Challenges and Risk Factors
While the benefits of co-location can be significant, the approach is not without challenges. Technical compatibility between systems must be ensured, particularly when dealing with shared heat or water streams. Contamination risks must be managed through rigorous quality assurance protocols, especially in food production. Legal and contractual frameworks need to account for long-term resource agreements and the responsibilities of each party.
There are also logistical considerations. Co-location with industrial sites may place farms further from consumers if not carefully planned, potentially offsetting some transport-related gains. In urban contexts, retrofitting existing buildings for agricultural use may encounter structural, regulatory, or planning barriers. Therefore, feasibility assessments must consider not only resource flows but also spatial planning, permitting, and business continuity.
The Future of Co-location in CEA
As energy prices fluctuate and climate targets tighten, the efficiency gains from co-location are likely to become more attractive.
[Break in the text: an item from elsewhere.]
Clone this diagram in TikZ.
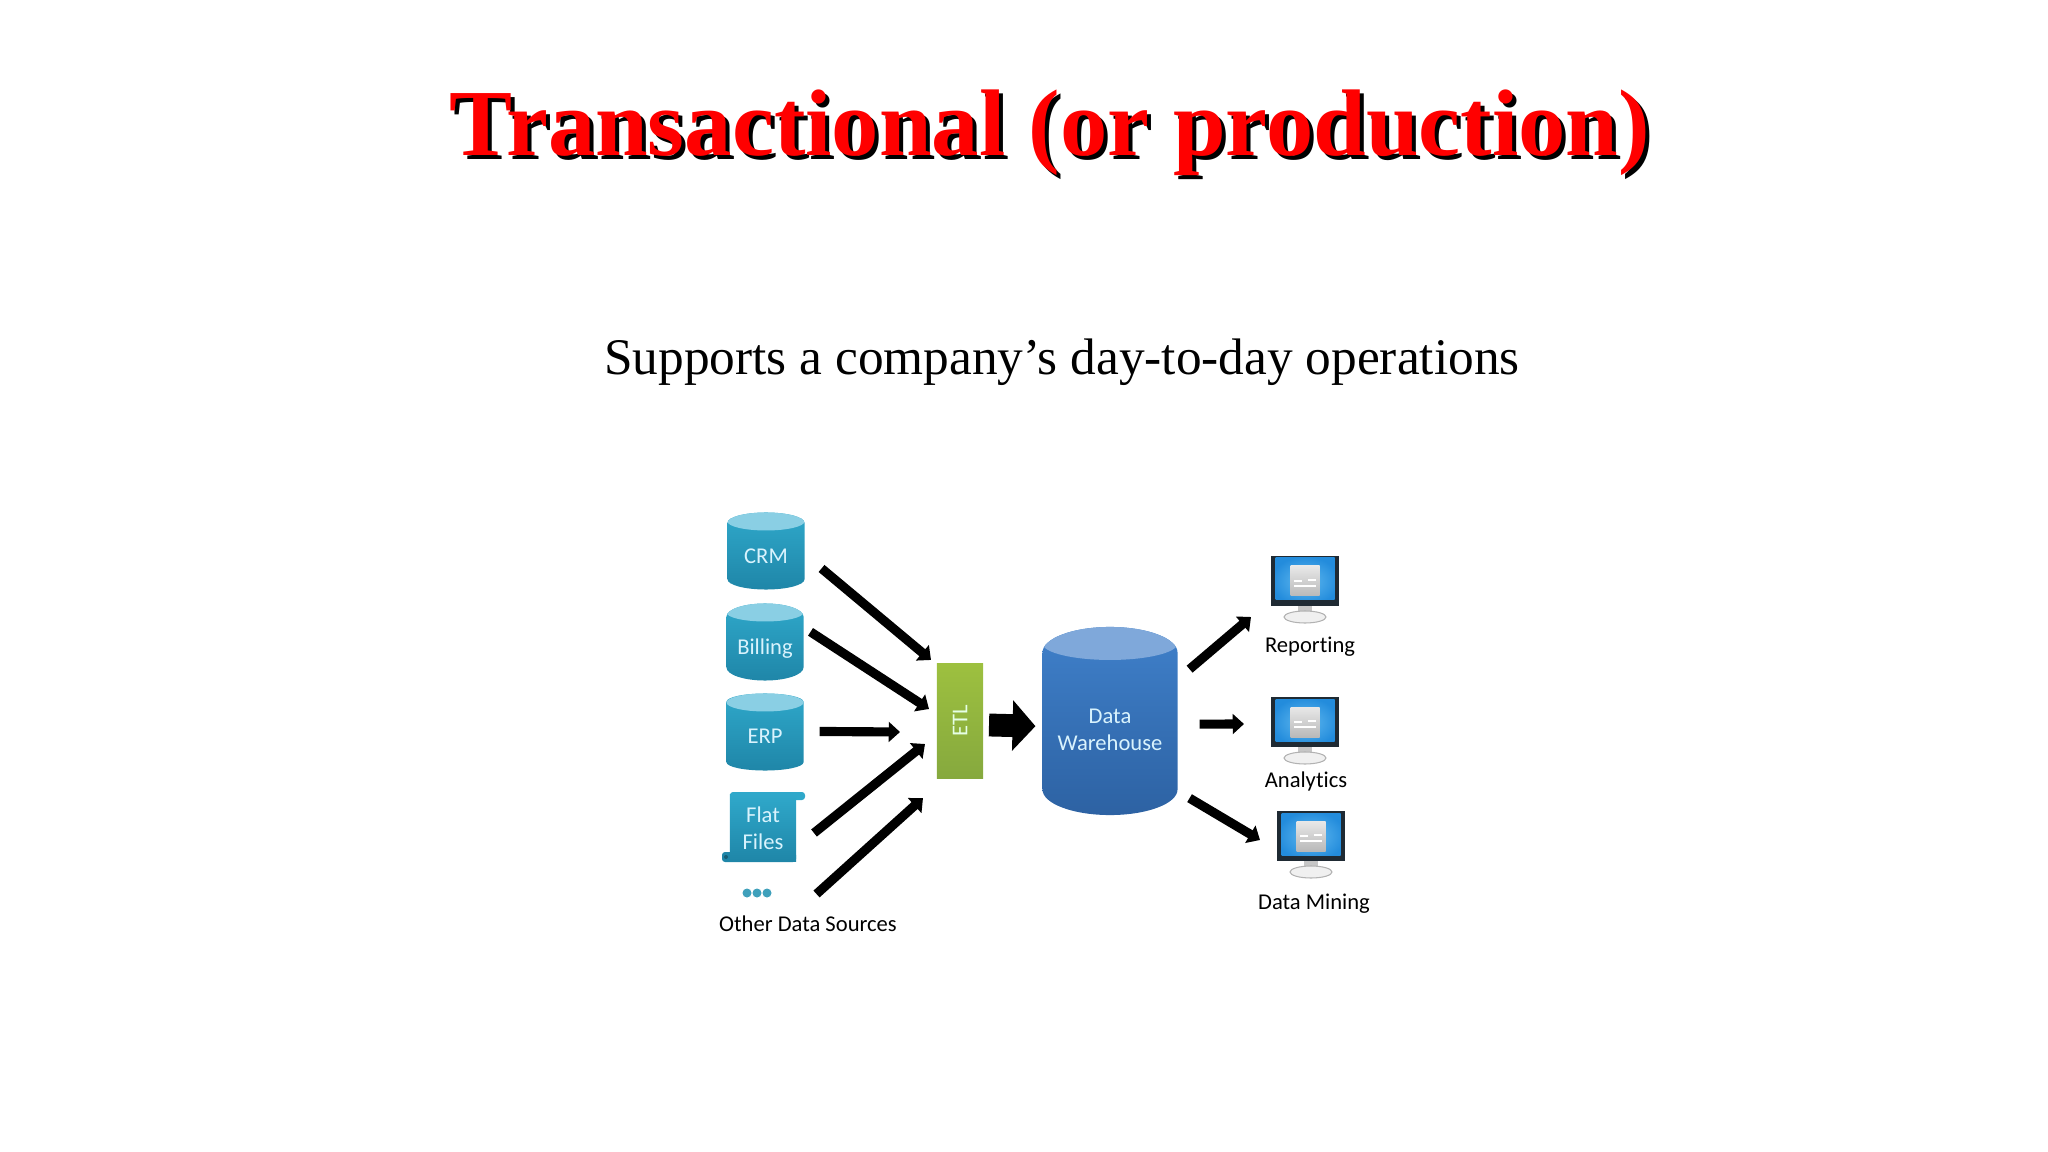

The move towards net-zero economies will encourage greater integration between sectors, with agricultural production becoming a partner in resource sharing rather than a separate, isolated activity. Digital tools for resource mapping and industrial symbiosis are already making it easier to identify potential partners and assess the viability of co-location before investment decisions are made.
For policy-makers, encouraging co-location could form part of broader strategies to support sustainable food production. Planning frameworks that enable multi-use industrial zones, incentives for resource sharing, and targeted funding for pilot projects could accelerate adoption. For researchers, more data are needed on the long-term performance of co-located farms, particularly regarding energy savings, emissions reduction, and crop quality outcomes.
In the longer term, the most successful indoor farming systems may be those that are conceived not as isolated facilities but as integral components of a larger urban, industrial, or rural ecosystem. By aligning production with existing resource flows, co-location strategies have the potential to reduce environmental impacts, enhance economic viability, and strengthen the resilience of food systems.